For instance, Genelia Deshmukh (playing the hero’s wife) sounds so conscious and kinda clipped, in comparison to the specially-abled Ashish Pendse (as security-guy, Sunil Gupta), Rishi Shahni (Sharmaji), Simran Mangeshkar (Golu Khan), Naman Misra (Hargovind, with invisible autism), and others. 

SZP is along the lines of Aamir’s original works, Secret Superstar (challenging gender norms) or, of course, TZP, that equally softly, sensitively raised awareness about dyslexia. SZP mainly focuses on Down syndrome. 

And it’s really about the warm hugs, and the stray situations/lines — as the doll-like Dolly Ahluwalia (playing the protagonist’s mum) puts it, “Jo baaki log se alag hote hain, unke liye kisi na kisi ko ladna padta hai (You’ve got to champion those who’re different)!”

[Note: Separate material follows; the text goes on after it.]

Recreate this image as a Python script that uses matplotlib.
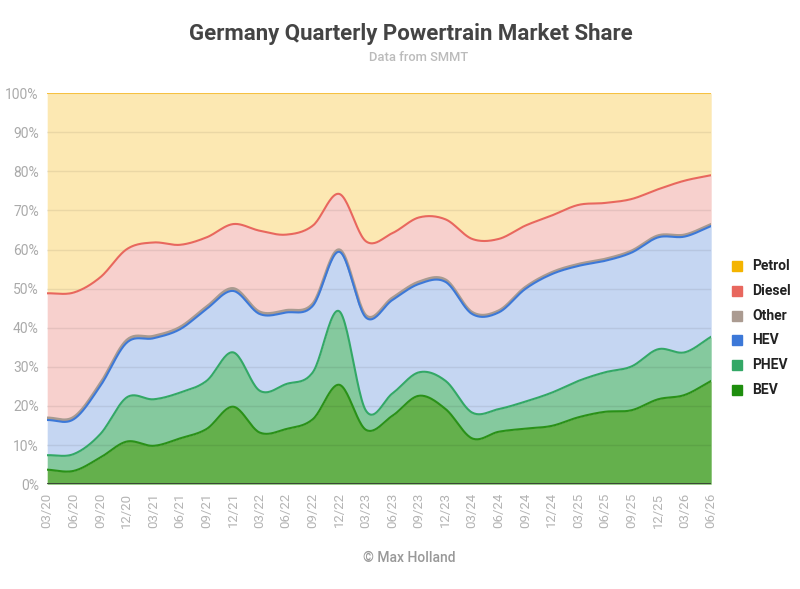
import numpy as np
import matplotlib
matplotlib.use("Agg")
import matplotlib.pyplot as plt
from matplotlib.patches import Rectangle

plt.rcParams['font.family'] = ['Roboto', 'DejaVu Sans']

quarters = ["03/20", "06/20", "09/20", "12/20", "03/21", "06/21", "09/21", "12/21",
            "03/22", "06/22", "09/22", "12/22", "03/23", "06/23", "09/23", "12/23",
            "03/24", "06/24", "09/24", "12/24", "03/25", "06/25", "09/25", "12/25",
            "03/26", "06/26"]

# market share per powertrain (%), bottom to top
bev = [3.7, 3.4, 6.8, 10.9, 9.8, 11.7, 14.1, 19.8, 13.2, 14.1, 16.6, 25.4, 13.9,
       17.5, 22.6, 19.2, 11.7, 13.4, 14.2, 14.9, 17.1, 18.5, 18.9, 21.7, 22.8, 26.4]
phev = [3.7, 4.3, 6.0, 11.3, 11.9, 11.7, 12.3, 13.9, 10.7, 11.5, 12.0, 18.8, 4.9,
        5.7, 6.0, 7.2, 6.6, 5.8, 6.9, 8.5, 9.3, 10.1, 11.2, 12.8, 10.9, 11.3]
hev = [9.0, 8.9, 12.3, 14.0, 15.6, 16.2, 18.4, 15.7, 19.6, 18.3, 17.0, 15.2, 23.8,
       23.9, 22.6, 25.3, 25.2, 24.7, 28.8, 30.3, 29.4, 28.5, 29.1, 28.6, 29.6, 28.3]
other = [0.5, 0.5, 0.6, 0.6, 0.5, 0.5, 0.5, 0.6, 0.5, 0.5, 0.5, 0.5, 0.5,
         0.5, 0.5, 0.5, 0.4, 0.4, 0.4, 0.4, 0.4, 0.4, 0.4, 0.4, 0.4, 0.4]
diesel = [31.9, 31.9, 27.2, 23.3, 24.0, 21.1, 17.8, 16.5, 20.8, 19.4, 20.0, 14.3, 19.0,
          16.6, 16.5, 15.5, 18.8, 18.4, 15.8, 14.6, 15.2, 14.4, 13.3, 11.9, 13.9, 12.6]
petrol = [51.2, 51.0, 47.1, 39.9, 38.2, 38.8, 36.9, 33.5, 35.2, 36.2, 33.9, 25.8, 37.9,
          35.8, 31.8, 32.3, 37.3, 37.3, 33.9, 31.3, 28.6, 28.1, 27.1, 24.6, 22.4, 21.0]

series = [("BEV", bev, "#64b04c", "#2a9118"),
          ("PHEV", phev, "#85c99e", "#33a866"),
          ("HEV", hev, "#c5d6f2", "#3c78d8"),
          ("Other", other, "#c5d6f2", "#a89a90"),
          ("Diesel", diesel, "#f7d0cd", "#e8675e"),
          ("Petrol", petrol, "#fce8b2", "#f6c142")]


def smooth(x, y, n=24):
    # Catmull-Rom style curve through the points
    x = np.asarray(x, float)
    y = np.asarray(y, float)
    m = np.gradient(y, x)
    xs, ys = [], []
    for i in range(len(x) - 1):
        h = x[i + 1] - x[i]
        t = np.linspace(0, 1, n, endpoint=False)
        h00 = 2 * t**3 - 3 * t**2 + 1
        h10 = t**3 - 2 * t**2 + t
        h01 = -2 * t**3 + 3 * t**2
        h11 = t**3 - t**2
        xs.append(x[i] + t * h)
        ys.append(h00 * y[i] + h10 * h * m[i] + h01 * y[i + 1] + h11 * h * m[i + 1])
    xs.append([x[-1]])
    ys.append([y[-1]])
    return np.concatenate(xs), np.concatenate(ys)


fig = plt.figure(figsize=(8, 5.89), dpi=100)
ax = fig.add_axes([0.059, 0.178, 0.83, 0.664])

x = np.arange(len(quarters))
base = np.zeros(len(x))
prev_s = np.zeros(len(x) * 24 - 23)
for name, vals, fill, line in series:
    top = base + np.array(vals)
    xs, ys = smooth(x, top)
    ax.fill_between(xs, prev_s, ys, color=fill, lw=0, zorder=1)
    lw = 2.2 if name == "Other" else 1.5
    ax.plot(xs, ys, color=line, lw=lw, zorder=3 if name != "Other" else 2.5)
    base = top
    prev_s = ys

for v in range(10, 100, 10):
    ax.axhline(v, color="#000000", alpha=0.07, lw=1, zorder=2)
ax.axhline(0, color="#333333", lw=1.2, zorder=4)

ax.set_xlim(0, len(x) - 1)
ax.set_ylim(0, 100)
ax.set_yticks(range(0, 101, 10))
ax.set_yticklabels([f"{v}%" for v in range(0, 101, 10)], color="#aaaaaa", fontsize=10)
ax.set_xticks(x)
ax.set_xticklabels(quarters, rotation=90, color="#b4b4b4", fontsize=9.5)
ax.tick_params(length=0, pad=6)
for s in ax.spines.values():
    s.set_visible(False)

fig.text(0.514, 0.943, "Germany Quarterly Powertrain Market Share", ha="center",
         va="center", fontsize=16, fontweight="bold", color="#444444")
fig.text(0.523, 0.903, "Data from SMMT", ha="center", va="center",
         fontsize=9.3, fontweight="medium", color="#bbbbbb")
fig.text(0.511, 0.052, "© Max Holland", ha="center", va="center",
         fontsize=10, fontweight="medium", color="#999999")

legend_cols = {"Petrol": "#f4b400", "Diesel": "#e8675e", "Other": "#ab9b91",
               "HEV": "#3c78d8", "PHEV": "#33a866", "BEV": "#1e8e0e"}
for i, name in enumerate(["Petrol", "Diesel", "Other", "HEV", "PHEV", "BEV"]):
    yy = 1 - (266 + i * 24.8) / 589
    fig.patches.append(Rectangle((732 / 800, yy - 5 / 589), 10 / 800, 10 / 589,
                                 transform=fig.transFigure, color=legend_cols[name]))
    fig.text(752 / 800, yy, name, ha="left", va="center", fontsize=10,
             fontweight="bold", color="#222222")

fig.savefig("out.png", dpi=100)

Or, as the sardar dean (Gurpal Singh) of the sports school for the intellectually challenged says about the beauty of raising such children, “Yeh ghar ko kabhi boodha nahin hone dete (Their homes remain young, like them, forever)!

I had to watch SZP over two installments. Having missed the first 20 minutes, due to rush-hour traffic, and catching it from the beginning, in the first day first show, next morning. 

That’s the kinda dogged effort it takes to catch a movie, during prime-time, sometimes. Audience alert: SZP won’t drop on any OTT.

And then you eventually walk into the theatre, even if the second time on, among lovely blokes on the screen, spreading such unpretentious love, joy, smiles… It feels gently therapeutic, alright.